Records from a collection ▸
□ □ □ □

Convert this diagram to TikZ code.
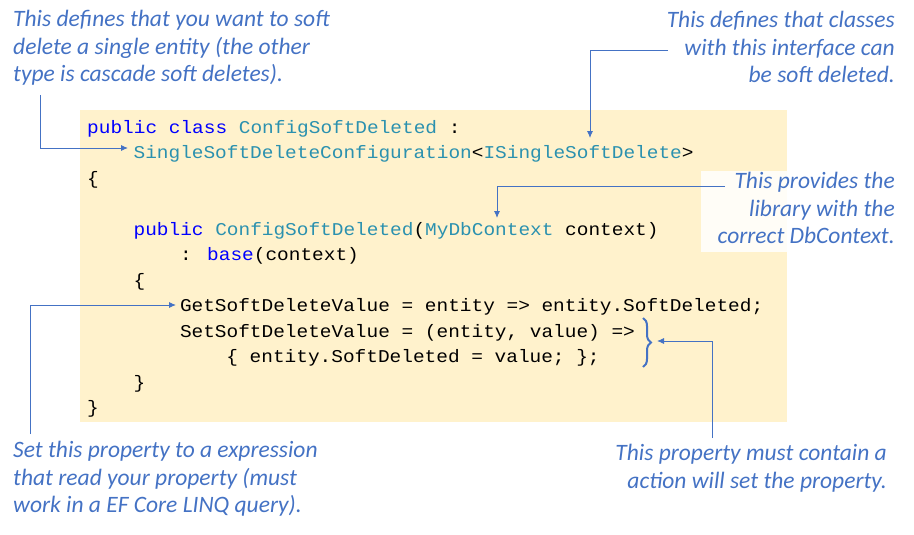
\documentclass[tikz,border=0pt]{standalone}
\usepackage{fontspec}
\setmainfont{Carlito}
\newfontfamily\codefont[FakeStretch=1.08]{Liberation Mono}
\usetikzlibrary{decorations.pathreplacing,arrows.meta}
\definecolor{kw}{HTML}{0000FF}
\definecolor{ty}{HTML}{2B91AF}
\definecolor{cmtc}{HTML}{4472C4}
\definecolor{bx}{HTML}{FFF2CC}
\begin{document}
\begin{tikzpicture}[x=1pt,y=-1pt,
  code/.style={anchor=base west,inner sep=0,font=\codefont\fontsize{18}{22}\selectfont},
  cmt/.style={inner sep=0,text=cmtc,font=\itshape\fontsize{23.5}{27.5}\selectfont},
  arr/.style={draw=cmtc,line width=0.9pt,-{Latex[length=7pt,width=6pt]}}]
\useasboundingbox (0,0) rectangle (914,535);
\fill[bx] (80,110) rectangle (787,422);
\fill[white,opacity=0.85] (701,171) rectangle (900,252);
\node[code] (l0) at (87,133) {\textcolor{kw}{public class} \textcolor{ty}{ConfigSoftDeleted} :};
\node[code] (l1) at (133.4,158.5) {\textcolor{ty}{SingleSoftDeleteConfiguration}<\textcolor{ty}{ISingleSoftDelete}>};
\node[code] (l2) at (87,184) {\{};
\node[code] (l4) at (133.4,235) {\textcolor{kw}{public} \textcolor{ty}{ConfigSoftDeleted}(\textcolor{ty}{MyDbContext} context)};
\node[code] (l5) at (179.8,260.5) {: \textcolor{kw}{base}(context)};
\node[code] (l6) at (133.4,286) {\{};
\node[code] (l7) at (179.8,311.5) {GetSoftDeleteValue = entity => entity.SoftDeleted;};
\node[code] (l8) at (179.8,337) {SetSoftDeleteValue = (entity, value) =>};
\node[code] (l9) at (226.2,362.5) {\{ entity.SoftDeleted = value; \};};
\node[code] (l10) at (133.4,388) {\}};
\node[code] (l11) at (87,413.5) {\}};
% comments
\node[cmt,anchor=north west,align=left] (c1) at (13,10) {This defines that you want to soft\\delete a single entity (the other\\type is cascade soft deletes).};
\node[cmt,anchor=north east,align=right] (c2) at (895,11) {This defines that classes\\with this interface can\\be soft deleted.};
\node[cmt,anchor=north east,align=right] (c3) at (895,172) {This provides the\\library with the\\correct DbContext.};
\node[cmt,anchor=north west,align=left] (c4) at (13,441) {Set this property to a expression\\that read your property (must\\work in a EF Core LINQ query).};
\node[cmt,anchor=north east,align=right] (c5) at (887,444) {This property must contain a\\action will set the property.};
% connectors
\coordinate (a1s) at (40,95); \coordinate (a1e) at (128,148);
\draw[arr] (a1s) |- (a1e);
\coordinate (a2s) at (668,50); \coordinate (a2e) at (590,138);
\draw[arr] (a2s) -| (a2e);
\coordinate (a3s) at (725,186); \coordinate (a3e) at (497,218);
\draw[arr] (a3s) -| (a3e);
\coordinate (a4s) at (30,434); \coordinate (a4e) at (176,305);
\draw[arr] (a4s) |- (a4e);
\coordinate (a5s) at (712,438); \coordinate (a5e) at (657,341);
\draw[arr] (a5s) |- (a5e);
\coordinate (b1) at (643,318); \coordinate (b2) at (643,367);
\draw[cmtc,line width=2pt,decorate,decoration={brace,amplitude=8pt}] (b1) -- (b2);
\end{tikzpicture}
\end{document}
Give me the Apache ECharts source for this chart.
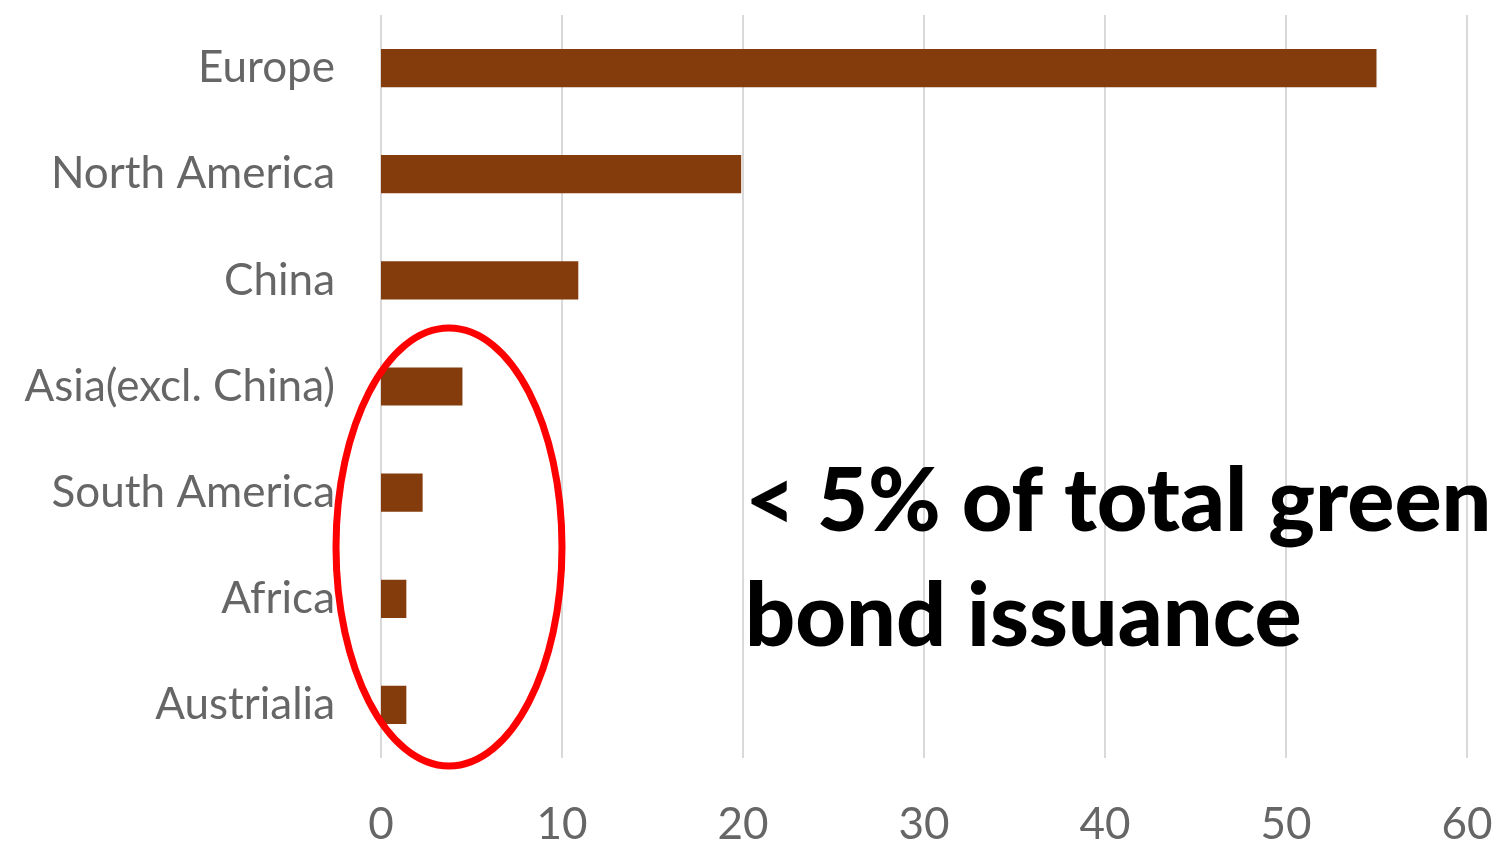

□ □ □ □

SHORT TASK ▸ Set down the lines of the records above exactly, apart from the pictures.

EXERCISE ANSWER ▸
Convert this diagram to TikZ code.
\documentclass[tikz,border=0pt]{standalone}
\usepackage{fontspec}
\setmainfont{Carlito}
\newfontfamily\codefont[FakeStretch=1.08]{Liberation Mono}
\usetikzlibrary{decorations.pathreplacing,arrows.meta}
\definecolor{kw}{HTML}{0000FF}
\definecolor{ty}{HTML}{2B91AF}
\definecolor{cmtc}{HTML}{4472C4}
\definecolor{bx}{HTML}{FFF2CC}
\begin{document}
\begin{tikzpicture}[x=1pt,y=-1pt,
  code/.style={anchor=base west,inner sep=0,font=\codefont\fontsize{18}{22}\selectfont},
  cmt/.style={inner sep=0,text=cmtc,font=\itshape\fontsize{23.5}{27.5}\selectfont},
  arr/.style={draw=cmtc,line width=0.9pt,-{Latex[length=7pt,width=6pt]}}]
\useasboundingbox (0,0) rectangle (914,535);
\fill[bx] (80,110) rectangle (787,422);
\fill[white,opacity=0.85] (701,171) rectangle (900,252);
\node[code] (l0) at (87,133) {\textcolor{kw}{public class} \textcolor{ty}{ConfigSoftDeleted} :};
\node[code] (l1) at (133.4,158.5) {\textcolor{ty}{SingleSoftDeleteConfiguration}<\textcolor{ty}{ISingleSoftDelete}>};
\node[code] (l2) at (87,184) {\{};
\node[code] (l4) at (133.4,235) {\textcolor{kw}{public} \textcolor{ty}{ConfigSoftDeleted}(\textcolor{ty}{MyDbContext} context)};
\node[code] (l5) at (179.8,260.5) {: \textcolor{kw}{base}(context)};
\node[code] (l6) at (133.4,286) {\{};
\node[code] (l7) at (179.8,311.5) {GetSoftDeleteValue = entity => entity.SoftDeleted;};
\node[code] (l8) at (179.8,337) {SetSoftDeleteValue = (entity, value) =>};
\node[code] (l9) at (226.2,362.5) {\{ entity.SoftDeleted = value; \};};
\node[code] (l10) at (133.4,388) {\}};
\node[code] (l11) at (87,413.5) {\}};
% comments
\node[cmt,anchor=north west,align=left] (c1) at (13,10) {This defines that you want to soft\\delete a single entity (the other\\type is cascade soft deletes).};
\node[cmt,anchor=north east,align=right] (c2) at (895,11) {This defines that classes\\with this interface can\\be soft deleted.};
\node[cmt,anchor=north east,align=right] (c3) at (895,172) {This provides the\\library with the\\correct DbContext.};
\node[cmt,anchor=north west,align=left] (c4) at (13,441) {Set this property to a expression\\that read your property (must\\work in a EF Core LINQ query).};
\node[cmt,anchor=north east,align=right] (c5) at (887,444) {This property must contain a\\action will set the property.};
% connectors
\coordinate (a1s) at (40,95); \coordinate (a1e) at (128,148);
\draw[arr] (a1s) |- (a1e);
\coordinate (a2s) at (668,50); \coordinate (a2e) at (590,138);
\draw[arr] (a2s) -| (a2e);
\coordinate (a3s) at (725,186); \coordinate (a3e) at (497,218);
\draw[arr] (a3s) -| (a3e);
\coordinate (a4s) at (30,434); \coordinate (a4e) at (176,305);
\draw[arr] (a4s) |- (a4e);
\coordinate (a5s) at (712,438); \coordinate (a5e) at (657,341);
\draw[arr] (a5s) |- (a5e);
\coordinate (b1) at (643,318); \coordinate (b2) at (643,367);
\draw[cmtc,line width=2pt,decorate,decoration={brace,amplitude=8pt}] (b1) -- (b2);
\end{tikzpicture}
\end{document}
Give me the Apache ECharts source for this chart.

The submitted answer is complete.